Quali possono essere allora le cause alle quali addebitare un’intollerabile situazione di questo tipo?

La risposta fin qui fornita, se vogliamo, è ancora riduttiva: infatti le cause di questa enorme crescita della disparità sociale e della disuguaglianza economica è attribuita alle scelte di politica del diritto.

Il diritto così come praticato negli USA ha un’enorme responsabilità in relazione tanto alla creazione della povertà quanto alla costruzione del povero come nemico sociale e alla conseguente assenza di reazione collettiva in sua difesa.

Si può quindi affermare, in prima istanza, che l’esercizio del diritto negli Stati Uniti dapprima determina le condizioni per uno squilibrio strutturale fra capitale e lavoro, ossia fra ricchi e poveri, aprendo la via allo sfruttamento e all’impoverimento dei lavoratori meno qualificati e, in seguito, toglie addirittura ai più deboli le reti sociali che nel passato ne avevano impedito la caduta nell’abisso della miseria.

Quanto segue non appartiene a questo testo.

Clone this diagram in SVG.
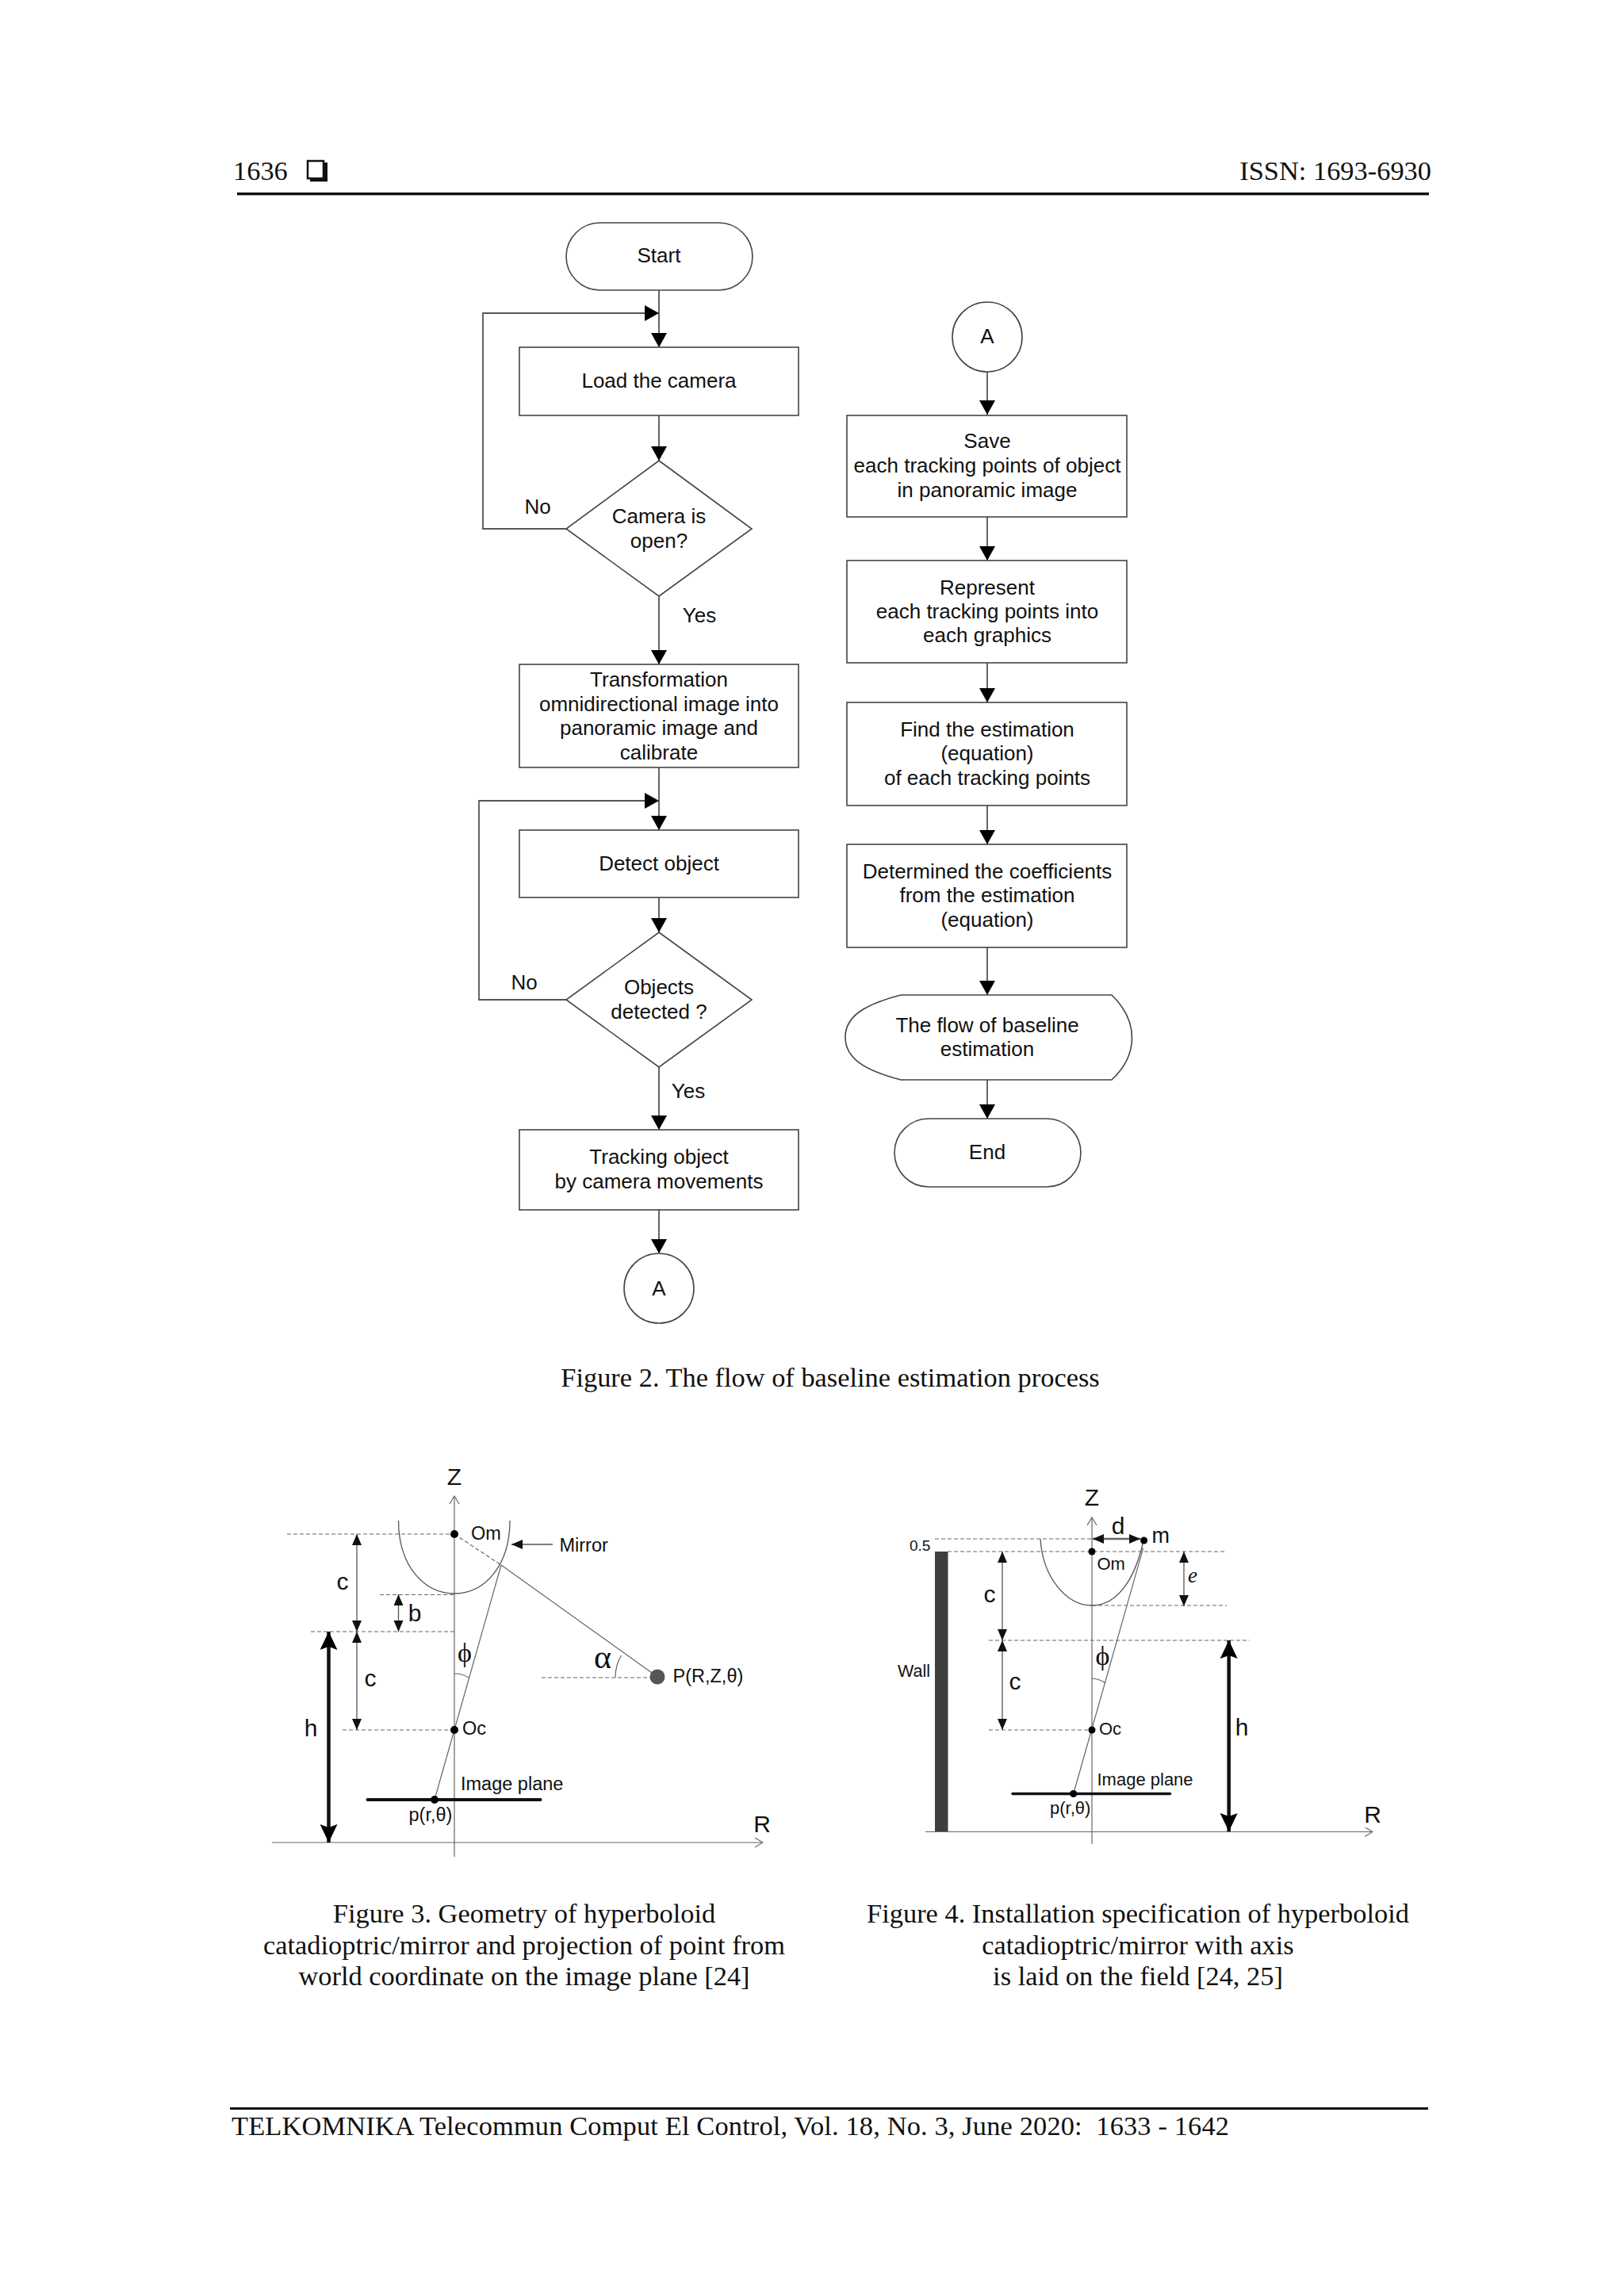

E’ necessario però andare ancora più a fondo nell’analisi politica, proprio perché la configurazione del sistema americano (sostanzialmente bipolare, con le eventuali “terze forze”  comunque marginalizzate) tiene alla larga dal diritto di voto proprio le grandi masse povere, in una dimensione ben più ampia di quella compresa negli indici di povertà appena sopra indicati.

Le stesse istanze neo (post) socialdemocratiche di Sanders non trovano sufficiente possibilità di espressione dal punto di vista della dinamica sociale e della conseguente traduzione elettorale proprio per il motivo della condizione praticamente sub umana di grandi masse.

In pratica, ed è questa l’affermazione centrale che si intende sostenere in questa sede, quella degli USA è una “dittatura della ricchezza”, la peggior dittatura che si possa incontrare in un sistema politico i cui corifei, in più, pretenderebbero di esportarla sulla punta delle baionette com’è accaduto più volte negli ultimi 20 anni.

L’americanizzazione della politica cui si è ispirata buona parte della progettualità di cambiamento istituzionale anche dalle nostre parti (personalizzazione, spettacolarizzazione, bipolarismo, maggioritario) si è via via accentuata nella sua caratteristica – appunto – di tipo dittatoriale, ed è questa la lezione che sarebbe necessario diffondere per evitare il pericolo di un’ulteriore trasmigrazione all’interno del nostro già tanto disastrato sistema sociale e politico.

Una ragione in più, infine, per tenerci stretta la nostra Costituzione e reclamarne l’applicazione continua dei principi fondamentali contenuti nella sua prima parte.